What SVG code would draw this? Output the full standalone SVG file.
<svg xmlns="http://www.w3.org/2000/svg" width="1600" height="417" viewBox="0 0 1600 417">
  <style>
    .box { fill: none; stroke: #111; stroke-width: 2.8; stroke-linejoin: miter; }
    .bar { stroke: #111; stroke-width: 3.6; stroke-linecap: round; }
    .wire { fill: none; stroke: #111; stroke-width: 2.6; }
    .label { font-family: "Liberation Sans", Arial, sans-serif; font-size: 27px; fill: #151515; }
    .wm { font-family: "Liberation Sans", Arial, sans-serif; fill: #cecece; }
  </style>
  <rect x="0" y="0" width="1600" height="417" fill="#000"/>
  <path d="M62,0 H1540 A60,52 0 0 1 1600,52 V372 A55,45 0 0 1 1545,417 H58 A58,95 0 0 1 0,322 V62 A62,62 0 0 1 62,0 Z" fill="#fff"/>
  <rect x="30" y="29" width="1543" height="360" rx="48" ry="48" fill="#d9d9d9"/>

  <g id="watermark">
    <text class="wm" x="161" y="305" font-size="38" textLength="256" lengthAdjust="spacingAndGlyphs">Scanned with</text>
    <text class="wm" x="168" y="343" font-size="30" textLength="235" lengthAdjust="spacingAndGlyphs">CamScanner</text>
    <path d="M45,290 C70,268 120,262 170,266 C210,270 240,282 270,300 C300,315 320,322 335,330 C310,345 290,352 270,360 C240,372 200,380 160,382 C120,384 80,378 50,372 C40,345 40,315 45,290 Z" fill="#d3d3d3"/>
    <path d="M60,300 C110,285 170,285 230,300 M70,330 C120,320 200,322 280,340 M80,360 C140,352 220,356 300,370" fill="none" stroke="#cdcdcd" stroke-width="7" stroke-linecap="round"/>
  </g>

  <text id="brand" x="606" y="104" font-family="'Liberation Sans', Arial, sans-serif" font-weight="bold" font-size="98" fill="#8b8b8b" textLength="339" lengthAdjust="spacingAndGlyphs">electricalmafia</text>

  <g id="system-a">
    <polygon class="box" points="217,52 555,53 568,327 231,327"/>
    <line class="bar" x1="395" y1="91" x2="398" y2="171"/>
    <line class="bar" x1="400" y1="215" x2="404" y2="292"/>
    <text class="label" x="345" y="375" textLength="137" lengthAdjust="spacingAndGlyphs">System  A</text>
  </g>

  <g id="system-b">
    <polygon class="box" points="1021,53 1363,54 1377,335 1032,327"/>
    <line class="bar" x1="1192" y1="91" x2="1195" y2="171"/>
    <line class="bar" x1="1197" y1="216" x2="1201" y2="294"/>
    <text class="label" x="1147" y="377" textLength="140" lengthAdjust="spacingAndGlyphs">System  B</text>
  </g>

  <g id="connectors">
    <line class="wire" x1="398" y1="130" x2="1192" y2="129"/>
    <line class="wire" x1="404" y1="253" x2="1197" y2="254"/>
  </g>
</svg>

• _Exercise description_: Restate the listing above word for word.

• _Task answer_:
What SVG code would draw this? Output the full standalone SVG file.
<svg xmlns="http://www.w3.org/2000/svg" width="1600" height="417" viewBox="0 0 1600 417">
  <style>
    .box { fill: none; stroke: #111; stroke-width: 2.8; stroke-linejoin: miter; }
    .bar { stroke: #111; stroke-width: 3.6; stroke-linecap: round; }
    .wire { fill: none; stroke: #111; stroke-width: 2.6; }
    .label { font-family: "Liberation Sans", Arial, sans-serif; font-size: 27px; fill: #151515; }
    .wm { font-family: "Liberation Sans", Arial, sans-serif; fill: #cecece; }
  </style>
  <rect x="0" y="0" width="1600" height="417" fill="#000"/>
  <path d="M62,0 H1540 A60,52 0 0 1 1600,52 V372 A55,45 0 0 1 1545,417 H58 A58,95 0 0 1 0,322 V62 A62,62 0 0 1 62,0 Z" fill="#fff"/>
  <rect x="30" y="29" width="1543" height="360" rx="48" ry="48" fill="#d9d9d9"/>

  <g id="watermark">
    <text class="wm" x="161" y="305" font-size="38" textLength="256" lengthAdjust="spacingAndGlyphs">Scanned with</text>
    <text class="wm" x="168" y="343" font-size="30" textLength="235" lengthAdjust="spacingAndGlyphs">CamScanner</text>
    <path d="M45,290 C70,268 120,262 170,266 C210,270 240,282 270,300 C300,315 320,322 335,330 C310,345 290,352 270,360 C240,372 200,380 160,382 C120,384 80,378 50,372 C40,345 40,315 45,290 Z" fill="#d3d3d3"/>
    <path d="M60,300 C110,285 170,285 230,300 M70,330 C120,320 200,322 280,340 M80,360 C140,352 220,356 300,370" fill="none" stroke="#cdcdcd" stroke-width="7" stroke-linecap="round"/>
  </g>

  <text id="brand" x="606" y="104" font-family="'Liberation Sans', Arial, sans-serif" font-weight="bold" font-size="98" fill="#8b8b8b" textLength="339" lengthAdjust="spacingAndGlyphs">electricalmafia</text>

  <g id="system-a">
    <polygon class="box" points="217,52 555,53 568,327 231,327"/>
    <line class="bar" x1="395" y1="91" x2="398" y2="171"/>
    <line class="bar" x1="400" y1="215" x2="404" y2="292"/>
    <text class="label" x="345" y="375" textLength="137" lengthAdjust="spacingAndGlyphs">System  A</text>
  </g>

  <g id="system-b">
    <polygon class="box" points="1021,53 1363,54 1377,335 1032,327"/>
    <line class="bar" x1="1192" y1="91" x2="1195" y2="171"/>
    <line class="bar" x1="1197" y1="216" x2="1201" y2="294"/>
    <text class="label" x="1147" y="377" textLength="140" lengthAdjust="spacingAndGlyphs">System  B</text>
  </g>

  <g id="connectors">
    <line class="wire" x1="398" y1="130" x2="1192" y2="129"/>
    <line class="wire" x1="404" y1="253" x2="1197" y2="254"/>
  </g>
</svg>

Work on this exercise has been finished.